The Alberta Securities Commission (ASC) hearing panel has sanctioned Global 8 Environmental Technologies, Inc., Halo Property Services Inc., Canadian Alternative Resources Inc. (CAR), René Joseph Branconnier and Chad Delbert Burback for engaging in capital market misconduct, the ASC announced on Friday.
In June 2015, the ASC panel found, among other breaches, that Branconnier and Burback engaged in illegal trades and distributions of Global 8 securities, engaged in illegal distributions of Halo/CAR securities, made a prohibited representation, made misrepresentations, and authorized or acquiesced in certain misconduct by Global 8, Halo and CAR.
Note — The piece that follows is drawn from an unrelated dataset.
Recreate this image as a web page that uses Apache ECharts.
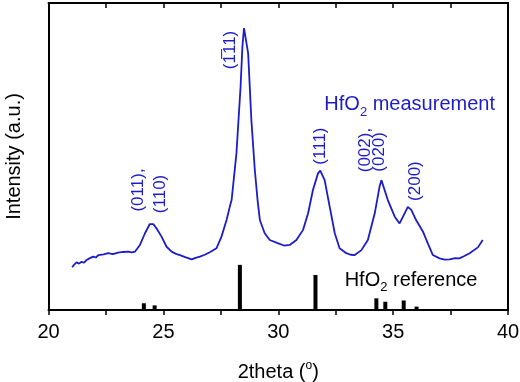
<!DOCTYPE html>
<html>
<head>
<meta charset="utf-8">
<script src="https://cdn.jsdelivr.net/npm/echarts@6/dist/echarts.min.js"></script>
<style>html,body{margin:0;padding:0;background:#fff}#c{width:520px;height:382px}</style>
</head>
<body>
<div id="c"></div>
<script>
// Measured XRD pattern (2theta, intensity a.u.)
var measTheta = [21.03,21.12,21.22,21.33,21.44,21.55,21.66,21.8,21.95,22.06,22.17,22.4,22.6,22.8,23.03,23.25,23.47,23.62,23.76,23.98,24.2,24.41,24.56,24.7,24.92,25.14,25.36,25.55,25.72,25.95,26.23,26.4,26.59,26.8,27.02,27.31,27.53,27.75,27.89,27.97,28.18,28.36,28.44,28.51,28.69,28.83,28.98,29.1,29.2,29.41,29.63,30.0,30.25,30.5,30.79,31.08,31.3,31.51,31.73,31.83,32.02,32.24,32.46,32.67,32.96,33.15,33.33,33.62,33.9,34.2,34.41,34.49,34.56,34.77,35.07,35.28,35.43,35.64,35.79,36.0,36.3,36.51,36.73,37.02,37.25,37.46,37.7,37.89,38.1,38.33,38.69,38.9];
var measInt   = [13.9,14.8,15.5,15.1,15.7,15.4,16.3,16.9,17.4,17.1,17.9,18.1,18.5,18.2,18.7,18.9,19.0,18.8,19.0,21.2,25.0,28.0,28.0,26.6,23.9,20.6,19.0,18.3,17.9,17.2,16.5,17.0,17.4,18.0,18.8,20.1,23.9,29.3,33.6,35.8,51.0,72.7,85.8,91.8,83.6,61.9,45.6,35.8,29.3,25.0,22.8,21.7,21.0,21.2,22.8,26.1,31.5,39.1,44.5,45.4,42.3,33.6,25.0,20.1,18.5,18.0,17.9,19.5,22.8,31.5,40.2,42.3,42.3,35.8,30.4,28.2,30.4,33.6,32.6,29.3,25.5,21.7,17.9,16.8,16.4,16.5,16.9,16.8,17.6,18.5,20.4,22.8];
// HfO2 reference lines
var refTheta = [24.15,24.62,28.33,31.62,34.27,34.66,35.46,36.02];
var refInt   = [2.2,1.5,14.7,11.4,3.8,2.7,3.1,1.1];
// Peak labels
var peakLabels = ['(011),','(110)','(1\u030511)','(111)','(002),','(020)','(200)'];
var peakTheta  = [23.93,24.85,27.93,31.85,33.80,34.41,35.98];
var peakInt    = [39.1,37.8,84.7,53.4,52.1,51.5,42.0];
// Legend-like text positions
var measLabelPos = [35.72, 66.8];
var refLabelPos  = [35.78, 9.6];
// Axis
var xTickLabels = ['20','25','30','35','40'];

var blue = '#1c1cc8';
var font = 'Liberation Sans, Arial, sans-serif';

var chart = echarts.init(document.getElementById('c'), null, {renderer:'canvas'});
var measData = measTheta.map(function(t,i){return [t, measInt[i]];});
var refData = refTheta.map(function(t,i){return [t, refInt[i]];});
var lblData = peakTheta.map(function(t,i){return {value:[t, peakInt[i]], name: peakLabels[i]};});

chart.setOption({
  animation:false,
  backgroundColor:'#fff',
  grid:{left:48.5, right:12, top:3, bottom:72, containLabel:false, outerBoundsMode:'none'},
  xAxis:[{
    type:'value', min:20, max:40, interval:2.5, position:'bottom',
    axisLine:{show:true, onZero:false, lineStyle:{color:'#000', width:2}},
    axisTick:{show:true, inside:false, length:5, lineStyle:{color:'#000', width:1.5}},
    axisLabel:{fontFamily:font, fontSize:20, color:'#000', margin:12,
      formatter:function(v){var s=String(v); return xTickLabels.indexOf(s)>=0?s:'';}},
    splitLine:{show:false},
    name:'{a|2theta (}{s|o}{a|)}', nameLocation:'middle', nameGap:50,
    nameTextStyle:{rich:{a:{fontFamily:font, fontSize:20, color:'#000'}, s:{fontFamily:font, fontSize:12, color:'#000', padding:[0,0,12,0]}}}
  },{
    type:'value', min:20, max:40, interval:2.5, position:'top',
    axisLine:{show:true, onZero:false, lineStyle:{color:'#000', width:2}},
    axisTick:{show:true, inside:true, length:5, lineStyle:{color:'#000', width:1.5}},
    axisLabel:{show:false}, splitLine:{show:false}
  }],
  yAxis:[{
    type:'value', min:0, max:100, position:'left',
    axisLine:{show:true, onZero:false, lineStyle:{color:'#000', width:2}},
    axisTick:{show:false}, axisLabel:{show:false}, splitLine:{show:false},
    name:'Intensity (a.u.)', nameLocation:'middle', nameGap:24, nameRotate:90,
    nameTextStyle:{fontFamily:font, fontSize:20, color:'#000'}
  },{
    type:'value', min:0, max:100, position:'right',
    axisLine:{show:true, onZero:false, lineStyle:{color:'#000', width:2}},
    axisTick:{show:false}, axisLabel:{show:false}, splitLine:{show:false}
  }],
  series:[{
    type:'line', data:measData, symbol:'none', smooth:false,
    lineStyle:{color:blue, width:1.8}, z:3
  },{
    type:'bar', data:refData, barWidth:4, itemStyle:{color:'#000'}, z:2
  },{
    type:'scatter', data:lblData, symbolSize:0, z:4, itemStyle:{opacity:1},
    label:{show:true, position:'inside', rotate:90, opacity:1, formatter:function(p){return p.name;},
      fontFamily:font, fontSize:17, color:blue}
  },{
    type:'scatter', symbolSize:0, z:4, itemStyle:{opacity:1},
    data:[{value:measLabelPos, name:'m'}],
    label:{show:true, position:'inside', align:'center', opacity:1, formatter:'{a|HfO}{s|2}{a| measurement}',
      rich:{a:{fontFamily:font, fontSize:20, color:blue}, s:{fontFamily:font, fontSize:13, color:blue, padding:[14,0,0,0]}}}
  },{
    type:'scatter', symbolSize:0, z:4, itemStyle:{opacity:1},
    data:[{value:refLabelPos, name:'r'}],
    label:{show:true, position:'inside', align:'center', opacity:1, formatter:'{a|HfO}{s|2}{a| reference}',
      rich:{a:{fontFamily:font, fontSize:20, color:'#000'}, s:{fontFamily:font, fontSize:13, color:'#000', padding:[14,0,0,0]}}}
  }]
});
</script>
</body>
</html>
In its decision announce on Friday, the ASC panel ordered that:
> Branconnier pay a $350,000 penalty and costs of $65,000, and Burback pay a $75,000 penalty and $35,000 in costs;
> Branconnier and Burback each be banned from trading in or purchasing securities (with limited exceptions), using any exemptions under Alberta securities laws, acting as a director or officer of any issuer, registrant or investment fund manager, and acting in a management or consultative capacity in connection with securities market activities until February 2036 (Branconnier) and February 2028 (Burback);
> Global 8 cease trading in or purchasing securities (with limited exceptions) and all exemptions under Alberta securities laws do not apply to Global 8, permanently;
> Halo and CAR cease trading in or purchasing securities and all exemptions under Alberta securities laws do not apply to Halo and CAR, permanently; and
> all trading in or purchasing of securities of Global 8, Halo and CAR cease, permanently.
In issuing these orders, the ASC panel states: “Clearly investors and our capital market are harmed by misconduct of the sort that occurred here. Not only were investors illegally separated from their money, but the investor witnesses apparently received no money back and no returns on their investments. … In our view, Branconnier and Burback would pose a grave risk to investors and the capital market were they not to receive significant restrictions on aspects of their future capital-market activity.”